## Problem to work on
Quote every line below exactly and skip any picture.

## Raw data
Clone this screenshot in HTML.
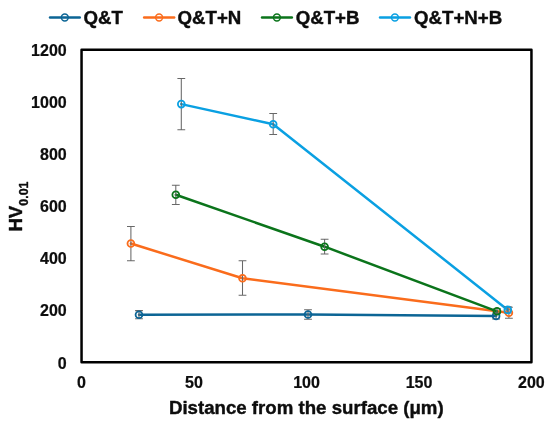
<!DOCTYPE html>
<html lang="en"><head><meta charset="utf-8"><title>HV0.01 vs distance from the surface</title>
<style>
html,body{margin:0;padding:0;background:#fff;}
body{width:550px;height:424px;overflow:hidden;}
svg{display:block;}
text{font-family:"Liberation Sans",Arial,sans-serif;font-weight:bold;fill:#0d0d0d;stroke:#0d0d0d;stroke-width:0.5px;stroke-linejoin:round;}
.t{font-size:16px;stroke-width:0.22px;}
.l{font-size:18.67px;stroke-width:0.4px;}
</style></head><body>
<svg width="550" height="424" viewBox="0 0 550 424">
<rect width="550" height="424" fill="#ffffff"/>
<polyline points="139.0,314.7 308.0,314.5 496.1,315.9" fill="none" stroke="#0c6595" stroke-width="2.5" stroke-linejoin="round" stroke-linecap="round"/>
<path d="M139.0 310.6V318.7M135.1 310.6h7.8M135.1 318.7h7.8" fill="none" stroke="#686868" stroke-width="1.05"/>
<path d="M308.0 309.8V319.3M304.1 309.8h7.8M304.1 319.3h7.8" fill="none" stroke="#686868" stroke-width="1.05"/>
<path d="M496.1 312.9V318.9M492.2 312.9h7.8M492.2 318.9h7.8" fill="none" stroke="#686868" stroke-width="1.05"/>
<circle cx="139.0" cy="314.7" r="3.4" fill="none" stroke="#0c6595" stroke-width="1.8"/>
<circle cx="308.0" cy="314.5" r="3.4" fill="none" stroke="#0c6595" stroke-width="1.8"/>
<circle cx="496.1" cy="315.9" r="3.4" fill="none" stroke="#0c6595" stroke-width="1.8"/>
<polyline points="130.9,243.5 242.5,278.3 508.9,312.8" fill="none" stroke="#fa6c1c" stroke-width="2.5" stroke-linejoin="round" stroke-linecap="round"/>
<path d="M130.9 226.5V260.8M127.0 226.5h7.8M127.0 260.8h7.8" fill="none" stroke="#686868" stroke-width="1.05"/>
<path d="M242.5 260.7V295.2M238.6 260.7h7.8M238.6 295.2h7.8" fill="none" stroke="#686868" stroke-width="1.05"/>
<path d="M508.9 307.3V318.3M505.0 307.3h7.8M505.0 318.3h7.8" fill="none" stroke="#686868" stroke-width="1.05"/>
<circle cx="130.9" cy="243.5" r="3.4" fill="none" stroke="#fa6c1c" stroke-width="1.8"/>
<circle cx="242.5" cy="278.3" r="3.4" fill="none" stroke="#fa6c1c" stroke-width="1.8"/>
<circle cx="508.9" cy="312.8" r="3.4" fill="none" stroke="#fa6c1c" stroke-width="1.8"/>
<polyline points="175.8,194.8 324.6,246.7 497.0,311.3" fill="none" stroke="#0b741b" stroke-width="2.5" stroke-linejoin="round" stroke-linecap="round"/>
<path d="M175.8 185.2V204.4M171.9 185.2h7.8M171.9 204.4h7.8" fill="none" stroke="#686868" stroke-width="1.05"/>
<path d="M324.6 239.2V253.9M320.7 239.2h7.8M320.7 253.9h7.8" fill="none" stroke="#686868" stroke-width="1.05"/>
<path d="M497.0 308.8V313.8M493.1 308.8h7.8M493.1 313.8h7.8" fill="none" stroke="#686868" stroke-width="1.05"/>
<circle cx="175.8" cy="194.8" r="3.4" fill="none" stroke="#0b741b" stroke-width="1.8"/>
<circle cx="324.6" cy="246.7" r="3.4" fill="none" stroke="#0b741b" stroke-width="1.8"/>
<circle cx="497.0" cy="311.3" r="3.4" fill="none" stroke="#0b741b" stroke-width="1.8"/>
<polyline points="181.3,104.1 273.2,124.2 507.8,309.9" fill="none" stroke="#0aa0e2" stroke-width="2.5" stroke-linejoin="round" stroke-linecap="round"/>
<path d="M181.3 78.5V129.7M177.4 78.5h7.8M177.4 129.7h7.8" fill="none" stroke="#686868" stroke-width="1.05"/>
<path d="M273.2 113.5V134.5M269.3 113.5h7.8M269.3 134.5h7.8" fill="none" stroke="#686868" stroke-width="1.05"/>
<path d="M507.8 306.8V313.0M503.9 306.8h7.8M503.9 313.0h7.8" fill="none" stroke="#686868" stroke-width="1.05"/>
<circle cx="181.3" cy="104.1" r="3.4" fill="none" stroke="#0aa0e2" stroke-width="1.8"/>
<circle cx="273.2" cy="124.2" r="3.4" fill="none" stroke="#0aa0e2" stroke-width="1.8"/>
<circle cx="507.8" cy="309.9" r="3.4" fill="none" stroke="#0aa0e2" stroke-width="1.8"/>
<rect x="81.55" y="49.7" width="449.90000000000003" height="312.65000000000003" fill="none" stroke="#000" stroke-width="2.5" stroke-linejoin="round"/>
<text class="t" x="66.7" y="368.5" text-anchor="end">0</text>
<text class="t" x="66.7" y="316.3" text-anchor="end">200</text>
<text class="t" x="66.7" y="264.2" text-anchor="end">400</text>
<text class="t" x="66.7" y="212.1" text-anchor="end">600</text>
<text class="t" x="66.7" y="160.0" text-anchor="end">800</text>
<text class="t" x="66.7" y="107.9" text-anchor="end">1000</text>
<text class="t" x="66.7" y="55.8" text-anchor="end">1200</text>
<text class="t" x="81.5" y="388.2" text-anchor="middle">0</text>
<text class="t" x="194.0" y="388.2" text-anchor="middle">50</text>
<text class="t" x="306.5" y="388.2" text-anchor="middle">100</text>
<text class="t" x="419.0" y="388.2" text-anchor="middle">150</text>
<text class="t" x="531.4" y="388.2" text-anchor="middle">200</text>
<text class="l" x="306.3" y="413.6" text-anchor="middle">Distance from the surface (μm)</text>
<text class="l" transform="translate(22.3 231.6) rotate(-90)">HV<tspan font-size="12.4px" dy="5.3">0.01</tspan></text>
<line x1="50.0" y1="17.45" x2="79.8" y2="17.45" stroke="#0c6595" stroke-width="2.4" stroke-linecap="round"/>
<circle cx="64.8" cy="17.45" r="3.45" fill="none" stroke="#0c6595" stroke-width="1.45"/>
<text class="l" x="83.5" y="23.55">Q&amp;T</text>
<line x1="144.1" y1="17.45" x2="174.2" y2="17.45" stroke="#fa6c1c" stroke-width="2.4" stroke-linecap="round"/>
<circle cx="159.1" cy="17.45" r="3.45" fill="none" stroke="#fa6c1c" stroke-width="1.45"/>
<text class="l" x="177.5" y="23.55">Q&amp;T+N</text>
<line x1="262.0" y1="17.45" x2="291.9" y2="17.45" stroke="#0b741b" stroke-width="2.4" stroke-linecap="round"/>
<circle cx="276.9" cy="17.45" r="3.45" fill="none" stroke="#0b741b" stroke-width="1.45"/>
<text class="l" x="295.7" y="23.55">Q&amp;T+B</text>
<line x1="380.0" y1="17.45" x2="410.0" y2="17.45" stroke="#0aa0e2" stroke-width="2.4" stroke-linecap="round"/>
<circle cx="394.9" cy="17.45" r="3.45" fill="none" stroke="#0aa0e2" stroke-width="1.45"/>
<text class="l" x="414.0" y="23.55">Q&amp;T+N+B</text>
</svg></body></html>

## Finished exercise
Clone this screenshot in HTML.
<!DOCTYPE html>
<html lang="en"><head><meta charset="utf-8"><title>HV0.01 vs distance from the surface</title>
<style>
html,body{margin:0;padding:0;background:#fff;}
body{width:550px;height:424px;overflow:hidden;}
svg{display:block;}
text{font-family:"Liberation Sans",Arial,sans-serif;font-weight:bold;fill:#0d0d0d;stroke:#0d0d0d;stroke-width:0.5px;stroke-linejoin:round;}
.t{font-size:16px;stroke-width:0.22px;}
.l{font-size:18.67px;stroke-width:0.4px;}
</style></head><body>
<svg width="550" height="424" viewBox="0 0 550 424">
<rect width="550" height="424" fill="#ffffff"/>
<polyline points="139.0,314.7 308.0,314.5 496.1,315.9" fill="none" stroke="#0c6595" stroke-width="2.5" stroke-linejoin="round" stroke-linecap="round"/>
<path d="M139.0 310.6V318.7M135.1 310.6h7.8M135.1 318.7h7.8" fill="none" stroke="#686868" stroke-width="1.05"/>
<path d="M308.0 309.8V319.3M304.1 309.8h7.8M304.1 319.3h7.8" fill="none" stroke="#686868" stroke-width="1.05"/>
<path d="M496.1 312.9V318.9M492.2 312.9h7.8M492.2 318.9h7.8" fill="none" stroke="#686868" stroke-width="1.05"/>
<circle cx="139.0" cy="314.7" r="3.4" fill="none" stroke="#0c6595" stroke-width="1.8"/>
<circle cx="308.0" cy="314.5" r="3.4" fill="none" stroke="#0c6595" stroke-width="1.8"/>
<circle cx="496.1" cy="315.9" r="3.4" fill="none" stroke="#0c6595" stroke-width="1.8"/>
<polyline points="130.9,243.5 242.5,278.3 508.9,312.8" fill="none" stroke="#fa6c1c" stroke-width="2.5" stroke-linejoin="round" stroke-linecap="round"/>
<path d="M130.9 226.5V260.8M127.0 226.5h7.8M127.0 260.8h7.8" fill="none" stroke="#686868" stroke-width="1.05"/>
<path d="M242.5 260.7V295.2M238.6 260.7h7.8M238.6 295.2h7.8" fill="none" stroke="#686868" stroke-width="1.05"/>
<path d="M508.9 307.3V318.3M505.0 307.3h7.8M505.0 318.3h7.8" fill="none" stroke="#686868" stroke-width="1.05"/>
<circle cx="130.9" cy="243.5" r="3.4" fill="none" stroke="#fa6c1c" stroke-width="1.8"/>
<circle cx="242.5" cy="278.3" r="3.4" fill="none" stroke="#fa6c1c" stroke-width="1.8"/>
<circle cx="508.9" cy="312.8" r="3.4" fill="none" stroke="#fa6c1c" stroke-width="1.8"/>
<polyline points="175.8,194.8 324.6,246.7 497.0,311.3" fill="none" stroke="#0b741b" stroke-width="2.5" stroke-linejoin="round" stroke-linecap="round"/>
<path d="M175.8 185.2V204.4M171.9 185.2h7.8M171.9 204.4h7.8" fill="none" stroke="#686868" stroke-width="1.05"/>
<path d="M324.6 239.2V253.9M320.7 239.2h7.8M320.7 253.9h7.8" fill="none" stroke="#686868" stroke-width="1.05"/>
<path d="M497.0 308.8V313.8M493.1 308.8h7.8M493.1 313.8h7.8" fill="none" stroke="#686868" stroke-width="1.05"/>
<circle cx="175.8" cy="194.8" r="3.4" fill="none" stroke="#0b741b" stroke-width="1.8"/>
<circle cx="324.6" cy="246.7" r="3.4" fill="none" stroke="#0b741b" stroke-width="1.8"/>
<circle cx="497.0" cy="311.3" r="3.4" fill="none" stroke="#0b741b" stroke-width="1.8"/>
<polyline points="181.3,104.1 273.2,124.2 507.8,309.9" fill="none" stroke="#0aa0e2" stroke-width="2.5" stroke-linejoin="round" stroke-linecap="round"/>
<path d="M181.3 78.5V129.7M177.4 78.5h7.8M177.4 129.7h7.8" fill="none" stroke="#686868" stroke-width="1.05"/>
<path d="M273.2 113.5V134.5M269.3 113.5h7.8M269.3 134.5h7.8" fill="none" stroke="#686868" stroke-width="1.05"/>
<path d="M507.8 306.8V313.0M503.9 306.8h7.8M503.9 313.0h7.8" fill="none" stroke="#686868" stroke-width="1.05"/>
<circle cx="181.3" cy="104.1" r="3.4" fill="none" stroke="#0aa0e2" stroke-width="1.8"/>
<circle cx="273.2" cy="124.2" r="3.4" fill="none" stroke="#0aa0e2" stroke-width="1.8"/>
<circle cx="507.8" cy="309.9" r="3.4" fill="none" stroke="#0aa0e2" stroke-width="1.8"/>
<rect x="81.55" y="49.7" width="449.90000000000003" height="312.65000000000003" fill="none" stroke="#000" stroke-width="2.5" stroke-linejoin="round"/>
<text class="t" x="66.7" y="368.5" text-anchor="end">0</text>
<text class="t" x="66.7" y="316.3" text-anchor="end">200</text>
<text class="t" x="66.7" y="264.2" text-anchor="end">400</text>
<text class="t" x="66.7" y="212.1" text-anchor="end">600</text>
<text class="t" x="66.7" y="160.0" text-anchor="end">800</text>
<text class="t" x="66.7" y="107.9" text-anchor="end">1000</text>
<text class="t" x="66.7" y="55.8" text-anchor="end">1200</text>
<text class="t" x="81.5" y="388.2" text-anchor="middle">0</text>
<text class="t" x="194.0" y="388.2" text-anchor="middle">50</text>
<text class="t" x="306.5" y="388.2" text-anchor="middle">100</text>
<text class="t" x="419.0" y="388.2" text-anchor="middle">150</text>
<text class="t" x="531.4" y="388.2" text-anchor="middle">200</text>
<text class="l" x="306.3" y="413.6" text-anchor="middle">Distance from the surface (μm)</text>
<text class="l" transform="translate(22.3 231.6) rotate(-90)">HV<tspan font-size="12.4px" dy="5.3">0.01</tspan></text>
<line x1="50.0" y1="17.45" x2="79.8" y2="17.45" stroke="#0c6595" stroke-width="2.4" stroke-linecap="round"/>
<circle cx="64.8" cy="17.45" r="3.45" fill="none" stroke="#0c6595" stroke-width="1.45"/>
<text class="l" x="83.5" y="23.55">Q&amp;T</text>
<line x1="144.1" y1="17.45" x2="174.2" y2="17.45" stroke="#fa6c1c" stroke-width="2.4" stroke-linecap="round"/>
<circle cx="159.1" cy="17.45" r="3.45" fill="none" stroke="#fa6c1c" stroke-width="1.45"/>
<text class="l" x="177.5" y="23.55">Q&amp;T+N</text>
<line x1="262.0" y1="17.45" x2="291.9" y2="17.45" stroke="#0b741b" stroke-width="2.4" stroke-linecap="round"/>
<circle cx="276.9" cy="17.45" r="3.45" fill="none" stroke="#0b741b" stroke-width="1.45"/>
<text class="l" x="295.7" y="23.55">Q&amp;T+B</text>
<line x1="380.0" y1="17.45" x2="410.0" y2="17.45" stroke="#0aa0e2" stroke-width="2.4" stroke-linecap="round"/>
<circle cx="394.9" cy="17.45" r="3.45" fill="none" stroke="#0aa0e2" stroke-width="1.45"/>
<text class="l" x="414.0" y="23.55">Q&amp;T+N+B</text>
</svg></body></html>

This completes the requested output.